More Than Just The Tip Of The Iceberg
2025-06-17 , Frannz Salon

A comprehensive workshop in which you will gain practical knowledge about how to deploy, configure, interact with and use advanced features of Apache Iceberg. Presented using a local coding environment based on Jupyter notebooks and a Docker Compose stack.


In recent years, several table formats for large datasets have emerged to help data engineers deal with complexity of handling substantial amounts of data in a flexible, performant and safe way. One of the most popular among those formats is Apache Iceberg.

In this workshop, you will gain up-to-date, hands-on experience on how to work with Iceberg. Using a local coding environment based on Jupyter Notebooks and a Docker Compose stack, you are going to:

  1. Learn about required components of a data processing system that uses Iceberg.
  2. Practice examples of how to update and query Iceberg using several query engines and libraries.
  3. Use advanced features of Iceberg, like flexible partitioning scheme, time travel or dataset branching.
  4. Learn about optimisation techniques and configuration "levers" you can pull to improve the overall performance and query speed of workloads using Iceberg.
  5. Peek under the hood of an Iceberg dataset, to understand its metadata and ways it improves query speed and supports data audits and lineage.

This workshop is recommended for Data Engineers, Analytics Engineers and Machine Learning Engineers wanting to improve their data pipelines and data processing workflows.


Tags:

Store, Scale

Level:

Advanced

Michal Gancarski is a software and data engineer with over ten years of experience gained freelancing, working for startups and at Zalando, where he helped to build some of the core components of the company's data lake.
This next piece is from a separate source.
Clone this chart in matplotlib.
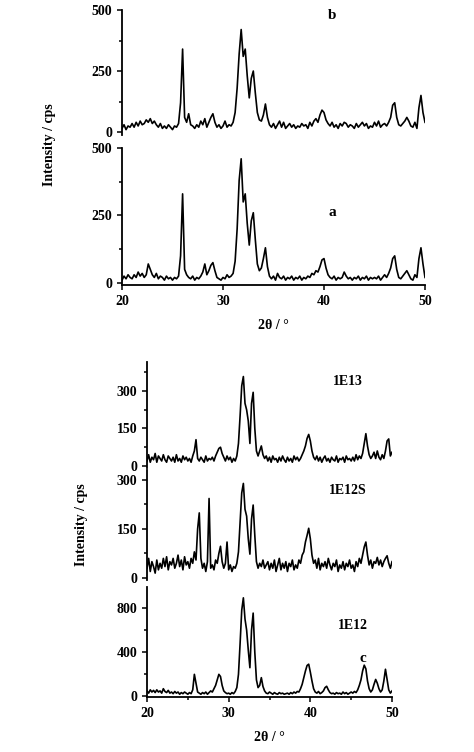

Currently employed as a staff data engineer for GROPYUS Technologies GmbH, he focuses on knowledge graphs and RDF datasets, helping the company disrupt and optimise the residential construction industry.

In addition to that, Michal is an Apache Iceberg instructor with video and live trainings on this table format published on the O'Reilly learning platform.

Michal holds a degree in Mathematics and Economics, as well as a graduate diploma in Data Science, both completed at the University Of London, under the academic direction of the London School of Economics.